Restore the full SSTable backup to the new node's data directory:

# Restore from AxonOps backup
# See AxonOps documentation for specific restore commands
axonops-restore --target /var/lib/cassandra/data

Step 3: Start replacement node

sudo systemctl start cassandra

The node joins the ring with restored data. If the backup is recent, minimal streaming occurs.

Hint-Based Recovery

If the replacement occurs within the hint window (default 3 hours), hints stored on other nodes are delivered to the replacement node:

  • Other nodes retain hints for the dead node during the outage
  • When the replacement joins, hints are replayed automatically
  • Data written during the outage is recovered via hints

Required: Run Full Repair

After backup restore, a full repair must run to recover data not captured in the backup:

nodetool repair -full

Data requiring repair:

Data Type Why Repair is Needed
Commitlog batch window Up to 10 seconds of acknowledged writes not yet synced (commitlog_sync_period_in_ms)
Memtable data Unflushed data at backup time
Writes after backup Data written between backup and failure
Sudden node loss No clean shutdown to flush memtables

Commitlog Sync Window

By default, Cassandra syncs commitlogs every 10 seconds (commitlog_sync_period_in_ms: 10000). Even with a clean shutdown, writes acknowledged within this window may not be persisted. This data must be recovered from replicas via repair.

Repair is Mandatory

Skipping repair after backup restore leaves the node with stale data. The node serves reads but may return outdated values for data written after the backup.
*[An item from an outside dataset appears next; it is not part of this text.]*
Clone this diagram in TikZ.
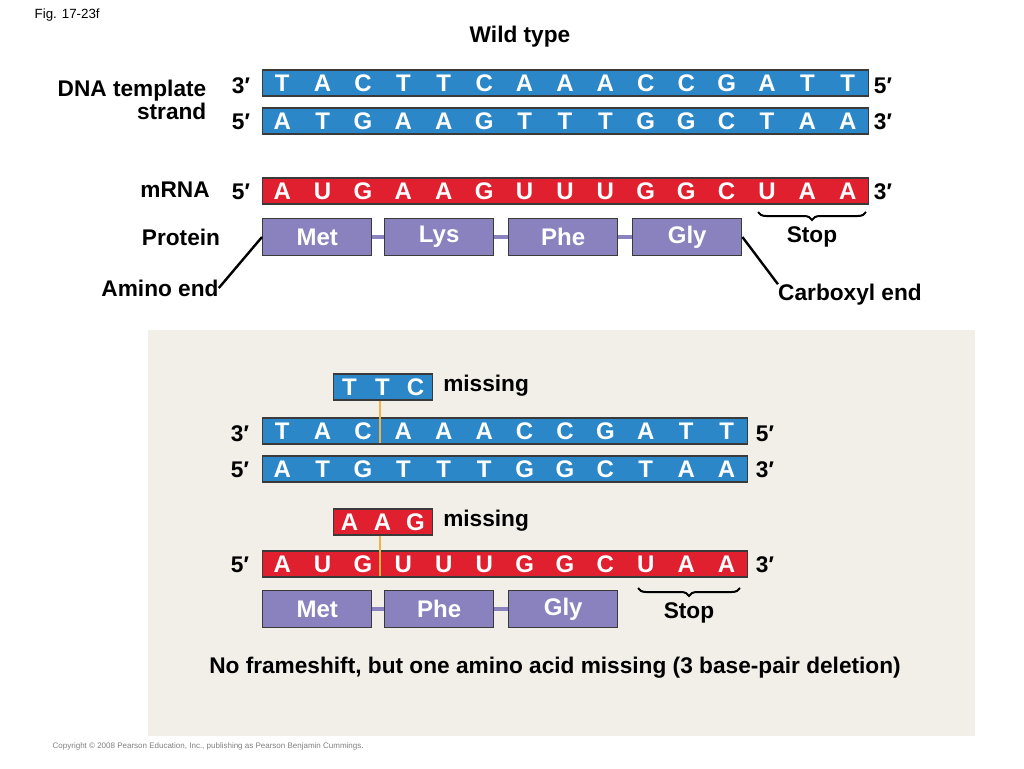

Backup Restore vs Streaming

Aspect Backup Restore Streaming
Speed (large data) Faster (local I/O) Slower (network)
Cluster impact Minimal Source nodes load
Data freshness Requires repair Current data
Hint recovery Within hint window Automatic
Complexity Requires backup infrastructure Built-in

Troubleshooting

Replacement Fails to Start

Symptoms: Node won't start or immediately exits

Common causes:

Cause Solution
Dead node not recognized Verify nodetool status shows DN
Wrong IP in replace option Correct the replace_address_first_boot value
Version mismatch Install matching Cassandra version
Data directory not empty Clear /var/lib/cassandra/*
# Check logs for specific errors
grep -i "error\|replace\|bootstrap" /var/log/cassandra/system.log | head -50

Replacement Streaming Stalled

Symptoms: Node stuck in UJ state, no streaming progress

# Check streaming status
nodetool netstats

# Check source node health
nodetool status

Solutions:

  1. Verify network connectivity to all nodes
  2. Check disk space on source and target
  3. Increase streaming_socket_timeout_in_ms for large partitions:
# cassandra.yaml
streaming_socket_timeout_in_ms: 86400000  # 24 hours

Replacement Interrupted

If replacement is interrupted mid-stream:

# Stop Cassandra
sudo systemctl stop cassandra

# Clear all data
sudo rm -rf /var/lib/cassandra/data/*
sudo rm -rf /var/lib/cassandra/commitlog/*
sudo rm -rf /var/lib/cassandra/saved_caches/*

# Ensure JVM option still present
# Restart
sudo systemctl start cassandra

Token Mismatch After Replacement

Symptoms: Replacement node has different token count

Cause: num_tokens in cassandra.yaml doesn't match the dead node

Solution: The replacement must be restarted with correct num_tokens:

# Stop node
sudo systemctl stop cassandra

# Clear data
sudo rm -rf /var/lib/cassandra/data/*

# Fix cassandra.yaml
num_tokens: 256  # Match original

# Restart
sudo systemctl start cassandra

Post-Replacement Tasks

Verify Cluster Health

# All nodes UN
nodetool status

# Schema agreement
nodetool describecluster

# Token distribution correct
nodetool ring | head -30

Update Infrastructure

Task Action
Monitoring Update node IP if changed
Load balancers Update IP if changed
Seed lists Update if replacement is a seed
DNS Update records if applicable

Optional: Run Repair

While not strictly required after replacement, repair ensures full consistency:

# Repair the replacement node's ranges
nodetool repair -pr